→ What you are asked to do: Go through the listing and set it down exactly, leaving out its pictures.

____ Collected data

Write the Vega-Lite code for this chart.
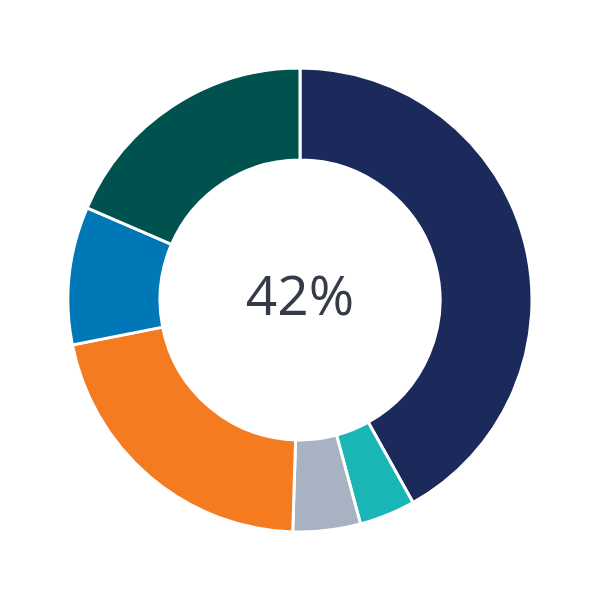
{
  "$schema": "https://vega.github.io/schema/vega-lite/v6.json",
  "width": 600,
  "height": 600,
  "autosize": {"type": "fit", "contains": "padding"},
  "padding": 0,
  "background": "#ffffff",
  "config": {"view": {"stroke": "transparent"}},
  "layer": [
    {
      "data": {
        "values": [
          {"segment": "A", "value": 41.9, "rank": 1},
          {"segment": "B", "value": 3.9, "rank": 2},
          {"segment": "C", "value": 4.7, "rank": 3},
          {"segment": "D", "value": 21.4, "rank": 4},
          {"segment": "E", "value": 9.6, "rank": 5},
          {"segment": "F", "value": 18.5, "rank": 6}
        ]
      },
      "mark": {"type": "arc", "outerRadius": 232, "innerRadius": 140, "stroke": "#ffffff", "strokeWidth": 3},
      "encoding": {
        "theta": {"field": "value", "type": "quantitative", "stack": true},
        "order": {"field": "rank", "type": "quantitative"},
        "color": {
          "field": "segment",
          "type": "nominal",
          "legend": null,
          "scale": {
            "domain": ["A", "B", "C", "D", "E", "F"],
            "range": ["#1b2a5a", "#1ab5b5", "#a7b3c2", "#f47b20", "#0077b6", "#00524f"]
          }
        }
      }
    },
    {
      "data": {"values": [{"label": "42%"}]},
      "mark": {"type": "text", "font": "Open Sans", "fontSize": 55, "fontWeight": 400, "color": "#353b47", "baseline": "alphabetic", "align": "center", "dy": 15},
      "encoding": {
        "text": {"field": "label", "type": "nominal"}
      }
    }
  ]
}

________

→ Task response:
Write the Vega-Lite code for this chart.
{
  "$schema": "https://vega.github.io/schema/vega-lite/v6.json",
  "width": 600,
  "height": 600,
  "autosize": {"type": "fit", "contains": "padding"},
  "padding": 0,
  "background": "#ffffff",
  "config": {"view": {"stroke": "transparent"}},
  "layer": [
    {
      "data": {
        "values": [
          {"segment": "A", "value": 41.9, "rank": 1},
          {"segment": "B", "value": 3.9, "rank": 2},
          {"segment": "C", "value": 4.7, "rank": 3},
          {"segment": "D", "value": 21.4, "rank": 4},
          {"segment": "E", "value": 9.6, "rank": 5},
          {"segment": "F", "value": 18.5, "rank": 6}
        ]
      },
      "mark": {"type": "arc", "outerRadius": 232, "innerRadius": 140, "stroke": "#ffffff", "strokeWidth": 3},
      "encoding": {
        "theta": {"field": "value", "type": "quantitative", "stack": true},
        "order": {"field": "rank", "type": "quantitative"},
        "color": {
          "field": "segment",
          "type": "nominal",
          "legend": null,
          "scale": {
            "domain": ["A", "B", "C", "D", "E", "F"],
            "range": ["#1b2a5a", "#1ab5b5", "#a7b3c2", "#f47b20", "#0077b6", "#00524f"]
          }
        }
      }
    },
    {
      "data": {"values": [{"label": "42%"}]},
      "mark": {"type": "text", "font": "Open Sans", "fontSize": 55, "fontWeight": 400, "color": "#353b47", "baseline": "alphabetic", "align": "center", "dy": 15},
      "encoding": {
        "text": {"field": "label", "type": "nominal"}
      }
    }
  ]
}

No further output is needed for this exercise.